___ Provided material ___
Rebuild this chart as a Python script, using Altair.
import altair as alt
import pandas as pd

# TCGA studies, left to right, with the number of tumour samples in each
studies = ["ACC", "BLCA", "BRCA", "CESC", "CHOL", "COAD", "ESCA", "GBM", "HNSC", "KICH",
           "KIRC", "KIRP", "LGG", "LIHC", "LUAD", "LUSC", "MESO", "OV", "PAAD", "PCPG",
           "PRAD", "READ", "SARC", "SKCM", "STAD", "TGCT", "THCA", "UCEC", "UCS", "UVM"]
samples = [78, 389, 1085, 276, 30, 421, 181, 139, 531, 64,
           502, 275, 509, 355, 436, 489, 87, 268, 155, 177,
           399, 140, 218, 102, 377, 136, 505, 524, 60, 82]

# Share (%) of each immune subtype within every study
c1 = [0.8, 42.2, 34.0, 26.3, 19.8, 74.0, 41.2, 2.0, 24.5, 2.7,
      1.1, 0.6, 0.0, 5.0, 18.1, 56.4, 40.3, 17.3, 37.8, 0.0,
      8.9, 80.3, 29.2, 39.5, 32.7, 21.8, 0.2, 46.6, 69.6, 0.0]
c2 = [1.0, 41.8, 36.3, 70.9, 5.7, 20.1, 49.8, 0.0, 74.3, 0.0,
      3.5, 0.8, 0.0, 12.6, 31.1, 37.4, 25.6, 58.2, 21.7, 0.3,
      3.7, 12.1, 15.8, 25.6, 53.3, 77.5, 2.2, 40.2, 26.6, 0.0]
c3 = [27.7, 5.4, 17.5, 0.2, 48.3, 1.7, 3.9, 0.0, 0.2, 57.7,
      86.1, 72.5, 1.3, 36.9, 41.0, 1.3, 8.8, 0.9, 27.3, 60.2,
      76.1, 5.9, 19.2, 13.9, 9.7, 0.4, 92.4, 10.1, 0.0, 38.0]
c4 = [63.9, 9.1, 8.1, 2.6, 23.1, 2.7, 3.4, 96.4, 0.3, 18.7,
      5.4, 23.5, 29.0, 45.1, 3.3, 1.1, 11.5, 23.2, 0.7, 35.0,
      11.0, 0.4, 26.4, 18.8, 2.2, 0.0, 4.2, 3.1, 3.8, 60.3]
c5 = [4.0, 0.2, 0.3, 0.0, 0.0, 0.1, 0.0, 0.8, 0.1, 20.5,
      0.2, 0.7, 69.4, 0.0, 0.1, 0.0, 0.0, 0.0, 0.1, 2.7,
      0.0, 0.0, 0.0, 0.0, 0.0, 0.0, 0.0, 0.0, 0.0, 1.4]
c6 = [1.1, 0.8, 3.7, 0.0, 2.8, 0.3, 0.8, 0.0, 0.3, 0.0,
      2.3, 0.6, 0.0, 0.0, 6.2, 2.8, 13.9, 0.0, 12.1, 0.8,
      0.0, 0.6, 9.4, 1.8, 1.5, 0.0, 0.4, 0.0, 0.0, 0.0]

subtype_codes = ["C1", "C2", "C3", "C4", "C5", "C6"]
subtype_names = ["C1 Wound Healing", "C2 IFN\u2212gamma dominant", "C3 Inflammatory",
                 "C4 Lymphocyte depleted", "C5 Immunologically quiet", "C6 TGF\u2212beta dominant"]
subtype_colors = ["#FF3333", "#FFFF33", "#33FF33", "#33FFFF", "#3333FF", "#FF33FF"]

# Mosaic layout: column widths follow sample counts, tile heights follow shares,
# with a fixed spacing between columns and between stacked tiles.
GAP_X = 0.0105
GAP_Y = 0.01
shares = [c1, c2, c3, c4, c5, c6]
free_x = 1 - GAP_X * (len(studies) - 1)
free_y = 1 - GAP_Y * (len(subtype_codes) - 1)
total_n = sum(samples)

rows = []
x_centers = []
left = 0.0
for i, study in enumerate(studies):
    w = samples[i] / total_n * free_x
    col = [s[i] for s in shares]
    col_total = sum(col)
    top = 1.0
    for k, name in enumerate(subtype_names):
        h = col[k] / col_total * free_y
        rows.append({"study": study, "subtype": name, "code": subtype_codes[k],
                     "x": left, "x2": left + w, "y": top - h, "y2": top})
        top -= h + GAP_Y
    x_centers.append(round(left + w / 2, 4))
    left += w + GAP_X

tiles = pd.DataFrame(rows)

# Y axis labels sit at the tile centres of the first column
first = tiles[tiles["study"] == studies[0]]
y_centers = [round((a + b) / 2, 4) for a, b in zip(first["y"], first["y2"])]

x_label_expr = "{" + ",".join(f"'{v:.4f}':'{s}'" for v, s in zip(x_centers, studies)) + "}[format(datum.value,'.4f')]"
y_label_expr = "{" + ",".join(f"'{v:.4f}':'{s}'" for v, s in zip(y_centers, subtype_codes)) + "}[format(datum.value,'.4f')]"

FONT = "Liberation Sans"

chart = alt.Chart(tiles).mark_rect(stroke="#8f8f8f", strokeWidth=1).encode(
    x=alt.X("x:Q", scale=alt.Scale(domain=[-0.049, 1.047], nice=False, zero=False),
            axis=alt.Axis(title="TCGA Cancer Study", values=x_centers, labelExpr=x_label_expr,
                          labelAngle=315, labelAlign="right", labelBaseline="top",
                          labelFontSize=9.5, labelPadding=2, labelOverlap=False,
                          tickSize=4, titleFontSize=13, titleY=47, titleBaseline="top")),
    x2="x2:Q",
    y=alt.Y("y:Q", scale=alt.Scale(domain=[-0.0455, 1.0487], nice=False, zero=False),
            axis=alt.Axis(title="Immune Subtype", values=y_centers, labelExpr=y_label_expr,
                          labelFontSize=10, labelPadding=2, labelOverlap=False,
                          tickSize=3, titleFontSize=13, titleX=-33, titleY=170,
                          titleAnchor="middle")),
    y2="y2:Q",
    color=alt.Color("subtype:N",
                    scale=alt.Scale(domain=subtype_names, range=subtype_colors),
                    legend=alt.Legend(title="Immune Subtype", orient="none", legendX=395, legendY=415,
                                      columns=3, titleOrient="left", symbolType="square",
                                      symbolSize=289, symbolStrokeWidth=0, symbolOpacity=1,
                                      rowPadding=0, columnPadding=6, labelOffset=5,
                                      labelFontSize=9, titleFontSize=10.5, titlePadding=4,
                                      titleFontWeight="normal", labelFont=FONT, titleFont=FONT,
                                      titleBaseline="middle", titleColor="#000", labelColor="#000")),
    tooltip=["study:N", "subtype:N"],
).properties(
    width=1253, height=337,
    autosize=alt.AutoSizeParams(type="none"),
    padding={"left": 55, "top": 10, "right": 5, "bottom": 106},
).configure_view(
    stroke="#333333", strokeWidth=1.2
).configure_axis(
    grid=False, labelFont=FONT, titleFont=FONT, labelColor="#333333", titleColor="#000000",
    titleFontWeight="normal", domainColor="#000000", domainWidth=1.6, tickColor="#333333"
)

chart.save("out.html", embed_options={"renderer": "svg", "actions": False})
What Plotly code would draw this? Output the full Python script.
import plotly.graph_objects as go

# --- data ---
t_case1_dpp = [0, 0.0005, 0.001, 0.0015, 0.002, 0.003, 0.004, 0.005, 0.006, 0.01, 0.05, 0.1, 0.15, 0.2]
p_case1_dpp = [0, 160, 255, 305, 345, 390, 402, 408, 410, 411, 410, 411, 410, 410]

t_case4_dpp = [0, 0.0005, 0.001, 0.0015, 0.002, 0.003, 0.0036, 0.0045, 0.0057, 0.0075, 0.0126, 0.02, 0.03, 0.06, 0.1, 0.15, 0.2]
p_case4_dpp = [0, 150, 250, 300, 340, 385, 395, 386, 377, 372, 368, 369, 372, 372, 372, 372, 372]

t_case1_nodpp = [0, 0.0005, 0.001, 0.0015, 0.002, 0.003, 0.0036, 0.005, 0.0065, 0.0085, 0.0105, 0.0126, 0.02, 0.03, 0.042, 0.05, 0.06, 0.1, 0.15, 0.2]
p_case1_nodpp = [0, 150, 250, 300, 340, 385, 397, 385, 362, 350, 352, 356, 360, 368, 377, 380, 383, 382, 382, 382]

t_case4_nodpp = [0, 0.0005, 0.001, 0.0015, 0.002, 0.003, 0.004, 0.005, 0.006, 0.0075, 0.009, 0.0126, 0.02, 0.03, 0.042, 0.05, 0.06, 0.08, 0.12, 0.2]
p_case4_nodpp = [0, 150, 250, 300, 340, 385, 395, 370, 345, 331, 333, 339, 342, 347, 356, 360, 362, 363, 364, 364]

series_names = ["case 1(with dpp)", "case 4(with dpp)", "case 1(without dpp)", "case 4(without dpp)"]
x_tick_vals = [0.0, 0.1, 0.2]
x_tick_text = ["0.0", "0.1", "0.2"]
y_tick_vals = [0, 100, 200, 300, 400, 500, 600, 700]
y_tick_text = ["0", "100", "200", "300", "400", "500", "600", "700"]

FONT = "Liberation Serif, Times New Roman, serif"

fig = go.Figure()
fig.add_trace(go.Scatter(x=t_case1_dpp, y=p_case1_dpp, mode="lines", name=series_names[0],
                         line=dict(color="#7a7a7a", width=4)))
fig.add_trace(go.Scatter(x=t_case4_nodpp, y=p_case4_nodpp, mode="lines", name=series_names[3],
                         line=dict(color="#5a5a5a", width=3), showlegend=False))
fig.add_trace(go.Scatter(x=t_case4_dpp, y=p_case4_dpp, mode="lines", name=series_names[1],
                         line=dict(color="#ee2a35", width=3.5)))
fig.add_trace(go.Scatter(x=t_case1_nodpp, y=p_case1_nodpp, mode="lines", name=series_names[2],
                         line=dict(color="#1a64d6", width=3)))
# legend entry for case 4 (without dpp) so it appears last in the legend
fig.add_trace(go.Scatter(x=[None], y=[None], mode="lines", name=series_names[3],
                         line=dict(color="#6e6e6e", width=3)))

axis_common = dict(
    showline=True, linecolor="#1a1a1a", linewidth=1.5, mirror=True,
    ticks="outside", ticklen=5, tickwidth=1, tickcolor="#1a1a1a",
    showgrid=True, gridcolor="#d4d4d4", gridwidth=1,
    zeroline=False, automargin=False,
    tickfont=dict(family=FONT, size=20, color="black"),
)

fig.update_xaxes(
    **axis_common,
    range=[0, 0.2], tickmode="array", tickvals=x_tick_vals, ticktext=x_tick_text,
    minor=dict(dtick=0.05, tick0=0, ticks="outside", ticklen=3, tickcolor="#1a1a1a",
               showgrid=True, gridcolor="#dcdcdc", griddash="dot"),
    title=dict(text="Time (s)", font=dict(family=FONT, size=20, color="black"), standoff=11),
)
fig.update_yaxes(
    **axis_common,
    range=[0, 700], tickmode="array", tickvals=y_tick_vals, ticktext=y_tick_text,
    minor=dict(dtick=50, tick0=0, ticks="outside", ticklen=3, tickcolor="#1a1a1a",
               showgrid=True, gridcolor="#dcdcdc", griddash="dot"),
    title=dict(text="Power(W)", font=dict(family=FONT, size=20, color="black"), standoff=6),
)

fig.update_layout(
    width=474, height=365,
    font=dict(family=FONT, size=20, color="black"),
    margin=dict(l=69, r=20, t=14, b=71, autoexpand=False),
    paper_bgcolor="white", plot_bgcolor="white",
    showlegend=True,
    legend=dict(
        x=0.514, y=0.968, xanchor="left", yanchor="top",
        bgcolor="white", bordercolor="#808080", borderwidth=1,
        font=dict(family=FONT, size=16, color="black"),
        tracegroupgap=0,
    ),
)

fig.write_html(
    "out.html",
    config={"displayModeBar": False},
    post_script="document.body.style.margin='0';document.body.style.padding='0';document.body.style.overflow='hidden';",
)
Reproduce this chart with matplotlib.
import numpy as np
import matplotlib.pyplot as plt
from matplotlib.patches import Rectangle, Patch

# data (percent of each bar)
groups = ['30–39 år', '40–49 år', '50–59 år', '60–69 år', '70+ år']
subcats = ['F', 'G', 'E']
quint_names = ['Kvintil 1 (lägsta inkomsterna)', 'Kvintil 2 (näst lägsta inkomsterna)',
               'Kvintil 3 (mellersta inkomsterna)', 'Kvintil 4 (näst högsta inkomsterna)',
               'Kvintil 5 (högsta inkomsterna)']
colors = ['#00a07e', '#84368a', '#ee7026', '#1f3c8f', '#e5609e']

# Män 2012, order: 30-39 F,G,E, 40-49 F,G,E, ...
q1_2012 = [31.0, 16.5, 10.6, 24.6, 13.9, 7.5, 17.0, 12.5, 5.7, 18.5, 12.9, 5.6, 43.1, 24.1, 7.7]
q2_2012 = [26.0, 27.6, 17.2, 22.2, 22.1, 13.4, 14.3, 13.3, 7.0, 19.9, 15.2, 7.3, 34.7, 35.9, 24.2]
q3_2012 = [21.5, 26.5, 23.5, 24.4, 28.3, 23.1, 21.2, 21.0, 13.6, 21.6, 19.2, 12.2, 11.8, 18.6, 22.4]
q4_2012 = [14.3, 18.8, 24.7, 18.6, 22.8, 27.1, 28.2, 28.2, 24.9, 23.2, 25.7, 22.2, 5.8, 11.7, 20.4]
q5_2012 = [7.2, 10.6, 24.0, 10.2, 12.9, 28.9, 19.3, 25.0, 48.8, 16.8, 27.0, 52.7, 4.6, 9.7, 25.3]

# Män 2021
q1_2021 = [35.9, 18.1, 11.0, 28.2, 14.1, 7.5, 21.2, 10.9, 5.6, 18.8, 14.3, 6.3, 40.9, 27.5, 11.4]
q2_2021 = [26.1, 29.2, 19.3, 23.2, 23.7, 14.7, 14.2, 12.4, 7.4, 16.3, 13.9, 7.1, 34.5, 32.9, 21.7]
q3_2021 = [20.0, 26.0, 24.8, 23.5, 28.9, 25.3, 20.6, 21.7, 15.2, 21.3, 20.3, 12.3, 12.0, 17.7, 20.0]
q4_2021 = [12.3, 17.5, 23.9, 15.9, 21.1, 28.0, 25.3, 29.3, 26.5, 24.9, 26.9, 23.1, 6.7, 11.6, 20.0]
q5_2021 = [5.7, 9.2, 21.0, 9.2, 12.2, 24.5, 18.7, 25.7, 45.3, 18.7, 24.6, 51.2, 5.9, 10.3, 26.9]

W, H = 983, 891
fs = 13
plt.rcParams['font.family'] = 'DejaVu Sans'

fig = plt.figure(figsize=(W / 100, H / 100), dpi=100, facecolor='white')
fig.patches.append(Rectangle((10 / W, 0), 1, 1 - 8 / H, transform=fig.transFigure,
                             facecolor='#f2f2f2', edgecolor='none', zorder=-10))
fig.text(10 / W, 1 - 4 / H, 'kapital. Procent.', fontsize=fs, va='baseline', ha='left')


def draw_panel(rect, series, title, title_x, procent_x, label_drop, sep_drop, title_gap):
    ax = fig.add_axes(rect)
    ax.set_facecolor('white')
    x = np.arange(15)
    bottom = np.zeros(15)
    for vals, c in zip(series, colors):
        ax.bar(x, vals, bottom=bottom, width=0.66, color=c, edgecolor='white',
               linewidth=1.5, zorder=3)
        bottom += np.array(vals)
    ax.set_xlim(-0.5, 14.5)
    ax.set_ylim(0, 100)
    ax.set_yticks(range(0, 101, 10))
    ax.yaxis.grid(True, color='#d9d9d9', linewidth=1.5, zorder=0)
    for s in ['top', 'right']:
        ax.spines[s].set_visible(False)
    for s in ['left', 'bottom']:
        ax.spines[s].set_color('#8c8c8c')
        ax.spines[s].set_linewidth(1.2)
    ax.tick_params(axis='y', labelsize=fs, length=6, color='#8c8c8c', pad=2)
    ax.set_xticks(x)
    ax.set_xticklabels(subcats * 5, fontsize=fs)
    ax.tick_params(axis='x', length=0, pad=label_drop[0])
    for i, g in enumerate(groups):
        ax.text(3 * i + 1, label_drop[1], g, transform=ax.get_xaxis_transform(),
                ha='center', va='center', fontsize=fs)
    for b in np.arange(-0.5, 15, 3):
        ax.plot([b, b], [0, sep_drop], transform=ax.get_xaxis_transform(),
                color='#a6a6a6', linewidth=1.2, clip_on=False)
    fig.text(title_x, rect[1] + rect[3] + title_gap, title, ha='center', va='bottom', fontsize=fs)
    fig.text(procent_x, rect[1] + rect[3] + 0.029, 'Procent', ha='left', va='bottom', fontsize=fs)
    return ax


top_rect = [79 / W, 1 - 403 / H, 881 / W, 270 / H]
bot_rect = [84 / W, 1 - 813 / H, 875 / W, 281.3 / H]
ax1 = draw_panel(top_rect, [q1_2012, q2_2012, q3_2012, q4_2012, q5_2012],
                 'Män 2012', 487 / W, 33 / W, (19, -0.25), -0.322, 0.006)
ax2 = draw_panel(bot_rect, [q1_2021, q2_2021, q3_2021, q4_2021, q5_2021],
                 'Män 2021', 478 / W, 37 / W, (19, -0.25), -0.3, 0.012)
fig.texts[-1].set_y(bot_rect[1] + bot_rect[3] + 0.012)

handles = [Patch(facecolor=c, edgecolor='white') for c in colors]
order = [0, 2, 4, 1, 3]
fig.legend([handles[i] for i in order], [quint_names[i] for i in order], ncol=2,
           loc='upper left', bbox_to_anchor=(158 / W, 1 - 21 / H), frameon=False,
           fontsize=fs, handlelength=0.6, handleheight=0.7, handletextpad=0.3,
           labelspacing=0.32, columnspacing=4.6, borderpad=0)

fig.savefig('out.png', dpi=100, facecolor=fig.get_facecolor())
___
=== Direction ===
Take the lines from the start of the records through the line holding "399, 140, 218, 102, 377, 136, 505, 524, 60, 82]", both included, and please print them exactly, with nothing else.

=== Task answer ===
Rebuild this chart as a Python script, using Altair.
import altair as alt
import pandas as pd

# TCGA studies, left to right, with the number of tumour samples in each
studies = ["ACC", "BLCA", "BRCA", "CESC", "CHOL", "COAD", "ESCA", "GBM", "HNSC", "KICH",
           "KIRC", "KIRP", "LGG", "LIHC", "LUAD", "LUSC", "MESO", "OV", "PAAD", "PCPG",
           "PRAD", "READ", "SARC", "SKCM", "STAD", "TGCT", "THCA", "UCEC", "UCS", "UVM"]
samples = [78, 389, 1085, 276, 30, 421, 181, 139, 531, 64,
           502, 275, 509, 355, 436, 489, 87, 268, 155, 177,
           399, 140, 218, 102, 377, 136, 505, 524, 60, 82]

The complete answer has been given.